Ahora Ernestino debía utilizar una silla de ruedas para movilizarse, y fue
preciso contratar un enfermero para que cuidara de él. El médico dijo que con los
debidos cuidados Ernestino podría vivir unos años más, pero que, por desgracia,
su mal no tenía cura; lo único que podía hacerse era tratar de darle una vida lo
más placentera posible, en un ambiente lleno de sosiego y amor. El pasatiempo
de Ernestino, en casa o cuando salía con la hija en su silla de ruedas a pasear por
el parque, era preguntarle por sus pretendientes, y escoger el nombre del futuro
nieto.

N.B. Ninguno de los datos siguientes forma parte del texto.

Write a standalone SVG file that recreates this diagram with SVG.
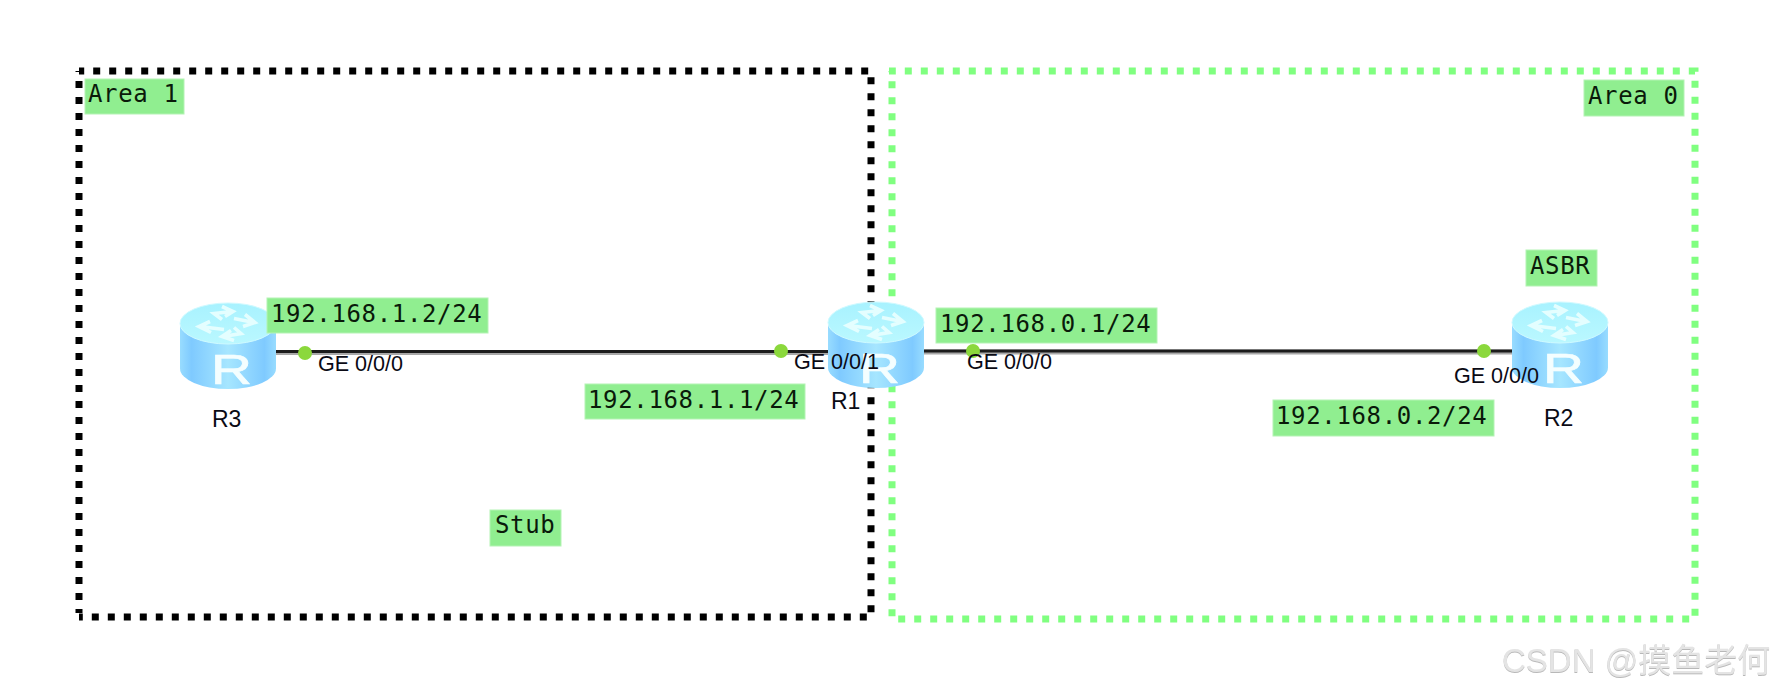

Dora respondía a sus palabras tratando de conservar la misma paciencia
de sus años de colegio, pero no lograba evitar sentirse exhausta e infeliz, pues
su padre terminaba siempre la conversación afirmando que solo esperaba verla
casada y con un hijo para morir en paz.
Después de cada una de sus cada vez más escasas noches de bêtise, las
dos amantes volvían sin descanso a ese tema, cómo lograr que Ernestino muriera
en paz. Y el modo de resolver ese delicado y angustioso problema era siempre el
mismo, una solución final, considerada por ellas un gesto de amor absoluto. La
muerte era siempre una bendición para los enfermos desahuciados.
El enfermero pidió unas vacaciones y, en vez de contratar otro, Dora dijo
que ella misma cuidaría de su padre. Ernestino se sintió conmovido por los desvelos
de la hija, que pasaba los días y las noches a su lado. Y también se sentía
feliz, pues ella le había prometido que en cuanto él mejorara un poco se casaría y
tendría un hijo.
Al cabo de un mes, Ernestino murió de una súbita insuficiencia respiratoria.
El médico repitió que aquella era una enfermedad insidiosa, de difícil pronóstico.
En el entierro, Dora y Eunice lloraron mucho. El sufrimiento de Dora fue tan
grande que debió ser hospitalizada durante un tiempo.
Después Dora y Eunice se fueron a vivir juntas, y adoptaron un hijo a
quien dieron el nombre de Ernestino. El niño creció, y las personas, los nuevos
amigos de la pareja, decían que el chico tenía la misma cara de la madre.